(Part of a data file)

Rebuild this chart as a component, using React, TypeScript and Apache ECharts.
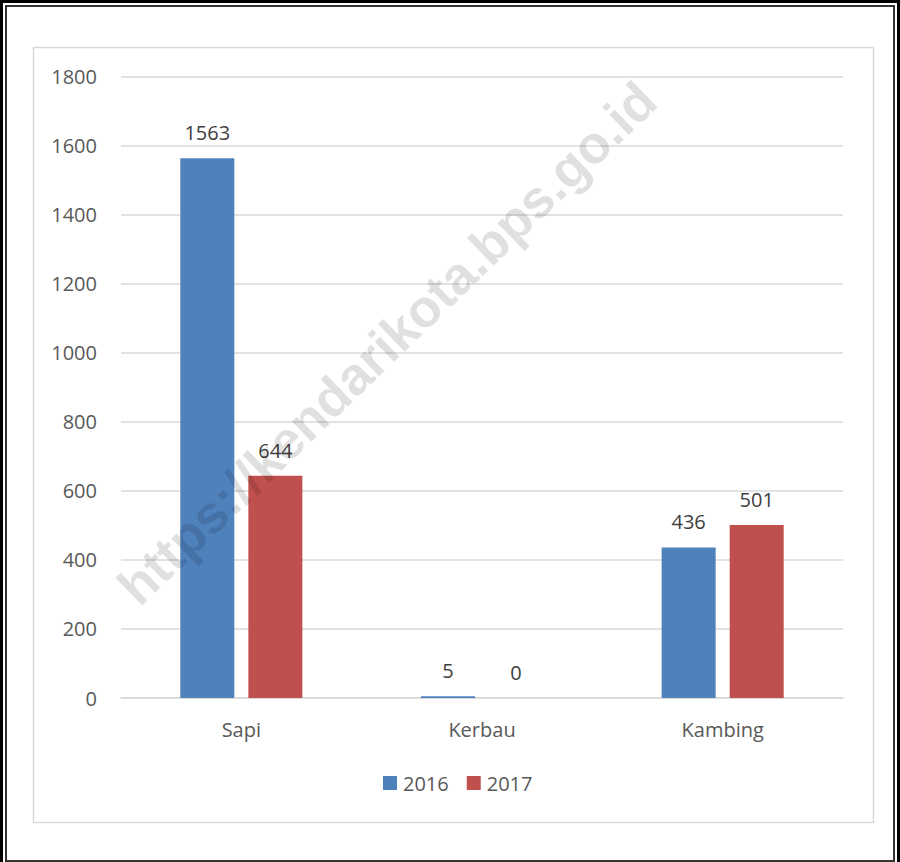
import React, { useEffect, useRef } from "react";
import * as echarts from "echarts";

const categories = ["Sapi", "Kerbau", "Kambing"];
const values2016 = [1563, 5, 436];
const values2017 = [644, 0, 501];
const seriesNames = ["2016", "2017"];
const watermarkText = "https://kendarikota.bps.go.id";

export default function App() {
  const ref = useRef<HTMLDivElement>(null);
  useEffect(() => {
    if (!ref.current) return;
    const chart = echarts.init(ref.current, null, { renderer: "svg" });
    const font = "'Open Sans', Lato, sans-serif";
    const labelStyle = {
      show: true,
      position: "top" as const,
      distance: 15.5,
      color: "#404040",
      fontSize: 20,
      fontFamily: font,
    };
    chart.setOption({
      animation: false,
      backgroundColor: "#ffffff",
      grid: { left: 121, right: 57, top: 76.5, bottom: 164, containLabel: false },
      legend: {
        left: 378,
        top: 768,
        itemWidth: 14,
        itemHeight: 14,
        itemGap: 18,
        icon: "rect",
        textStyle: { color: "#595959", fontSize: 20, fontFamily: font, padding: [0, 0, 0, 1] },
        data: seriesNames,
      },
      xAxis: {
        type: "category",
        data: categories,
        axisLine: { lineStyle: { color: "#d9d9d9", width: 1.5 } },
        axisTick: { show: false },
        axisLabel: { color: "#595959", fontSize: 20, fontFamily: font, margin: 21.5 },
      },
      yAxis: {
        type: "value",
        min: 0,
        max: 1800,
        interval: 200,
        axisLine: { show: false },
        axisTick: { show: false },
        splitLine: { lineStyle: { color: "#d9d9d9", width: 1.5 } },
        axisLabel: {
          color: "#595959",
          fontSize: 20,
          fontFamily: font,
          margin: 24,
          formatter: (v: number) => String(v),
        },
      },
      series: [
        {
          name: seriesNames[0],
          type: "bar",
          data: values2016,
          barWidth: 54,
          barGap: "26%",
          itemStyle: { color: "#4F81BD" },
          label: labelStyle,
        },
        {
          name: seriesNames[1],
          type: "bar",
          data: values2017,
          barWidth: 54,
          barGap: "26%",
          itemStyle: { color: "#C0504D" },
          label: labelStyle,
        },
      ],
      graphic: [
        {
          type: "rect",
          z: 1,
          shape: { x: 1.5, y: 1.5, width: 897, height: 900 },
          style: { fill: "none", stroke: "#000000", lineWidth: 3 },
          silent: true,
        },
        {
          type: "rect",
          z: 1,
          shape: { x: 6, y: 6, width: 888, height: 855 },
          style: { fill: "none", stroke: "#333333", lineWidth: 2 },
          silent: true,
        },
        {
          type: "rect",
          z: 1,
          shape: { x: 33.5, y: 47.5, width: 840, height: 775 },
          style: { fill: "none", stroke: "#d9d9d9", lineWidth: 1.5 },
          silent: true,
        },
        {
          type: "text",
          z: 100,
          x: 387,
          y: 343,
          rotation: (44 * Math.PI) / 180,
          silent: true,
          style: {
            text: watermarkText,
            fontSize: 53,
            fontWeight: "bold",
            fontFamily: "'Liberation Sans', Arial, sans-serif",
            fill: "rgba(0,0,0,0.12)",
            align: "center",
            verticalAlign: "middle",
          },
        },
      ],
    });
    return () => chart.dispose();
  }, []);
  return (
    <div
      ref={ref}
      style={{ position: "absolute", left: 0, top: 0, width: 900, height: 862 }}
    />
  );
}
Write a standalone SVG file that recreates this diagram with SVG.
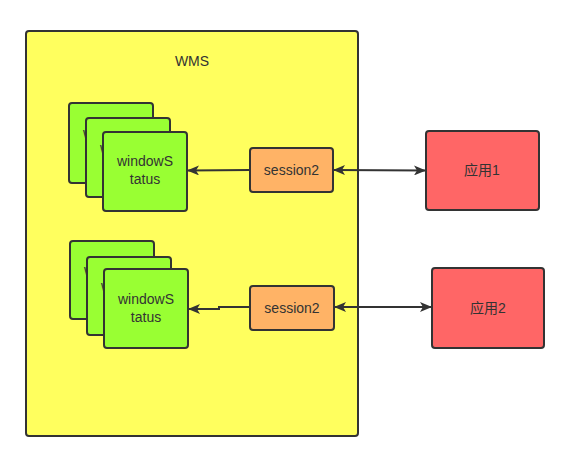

*Instruction*: Reproduce the material above in full and without alteration, but skip all pictures.

*Exercise answer*:
Rebuild this chart as a component, using React, TypeScript and Apache ECharts.
import React, { useEffect, useRef } from "react";
import * as echarts from "echarts";

const categories = ["Sapi", "Kerbau", "Kambing"];
const values2016 = [1563, 5, 436];
const values2017 = [644, 0, 501];
const seriesNames = ["2016", "2017"];
const watermarkText = "https://kendarikota.bps.go.id";

export default function App() {
  const ref = useRef<HTMLDivElement>(null);
  useEffect(() => {
    if (!ref.current) return;
    const chart = echarts.init(ref.current, null, { renderer: "svg" });
    const font = "'Open Sans', Lato, sans-serif";
    const labelStyle = {
      show: true,
      position: "top" as const,
      distance: 15.5,
      color: "#404040",
      fontSize: 20,
      fontFamily: font,
    };
    chart.setOption({
      animation: false,
      backgroundColor: "#ffffff",
      grid: { left: 121, right: 57, top: 76.5, bottom: 164, containLabel: false },
      legend: {
        left: 378,
        top: 768,
        itemWidth: 14,
        itemHeight: 14,
        itemGap: 18,
        icon: "rect",
        textStyle: { color: "#595959", fontSize: 20, fontFamily: font, padding: [0, 0, 0, 1] },
        data: seriesNames,
      },
      xAxis: {
        type: "category",
        data: categories,
        axisLine: { lineStyle: { color: "#d9d9d9", width: 1.5 } },
        axisTick: { show: false },
        axisLabel: { color: "#595959", fontSize: 20, fontFamily: font, margin: 21.5 },
      },
      yAxis: {
        type: "value",
        min: 0,
        max: 1800,
        interval: 200,
        axisLine: { show: false },
        axisTick: { show: false },
        splitLine: { lineStyle: { color: "#d9d9d9", width: 1.5 } },
        axisLabel: {
          color: "#595959",
          fontSize: 20,
          fontFamily: font,
          margin: 24,
          formatter: (v: number) => String(v),
        },
      },
      series: [
        {
          name: seriesNames[0],
          type: "bar",
          data: values2016,
          barWidth: 54,
          barGap: "26%",
          itemStyle: { color: "#4F81BD" },
          label: labelStyle,
        },
        {
          name: seriesNames[1],
          type: "bar",
          data: values2017,
          barWidth: 54,
          barGap: "26%",
          itemStyle: { color: "#C0504D" },
          label: labelStyle,
        },
      ],
      graphic: [
        {
          type: "rect",
          z: 1,
          shape: { x: 1.5, y: 1.5, width: 897, height: 900 },
          style: { fill: "none", stroke: "#000000", lineWidth: 3 },
          silent: true,
        },
        {
          type: "rect",
          z: 1,
          shape: { x: 6, y: 6, width: 888, height: 855 },
          style: { fill: "none", stroke: "#333333", lineWidth: 2 },
          silent: true,
        },
        {
          type: "rect",
          z: 1,
          shape: { x: 33.5, y: 47.5, width: 840, height: 775 },
          style: { fill: "none", stroke: "#d9d9d9", lineWidth: 1.5 },
          silent: true,
        },
        {
          type: "text",
          z: 100,
          x: 387,
          y: 343,
          rotation: (44 * Math.PI) / 180,
          silent: true,
          style: {
            text: watermarkText,
            fontSize: 53,
            fontWeight: "bold",
            fontFamily: "'Liberation Sans', Arial, sans-serif",
            fill: "rgba(0,0,0,0.12)",
            align: "center",
            verticalAlign: "middle",
          },
        },
      ],
    });
    return () => chart.dispose();
  }, []);
  return (
    <div
      ref={ref}
      style={{ position: "absolute", left: 0, top: 0, width: 900, height: 862 }}
    />
  );
}
Write a standalone SVG file that recreates this diagram with SVG.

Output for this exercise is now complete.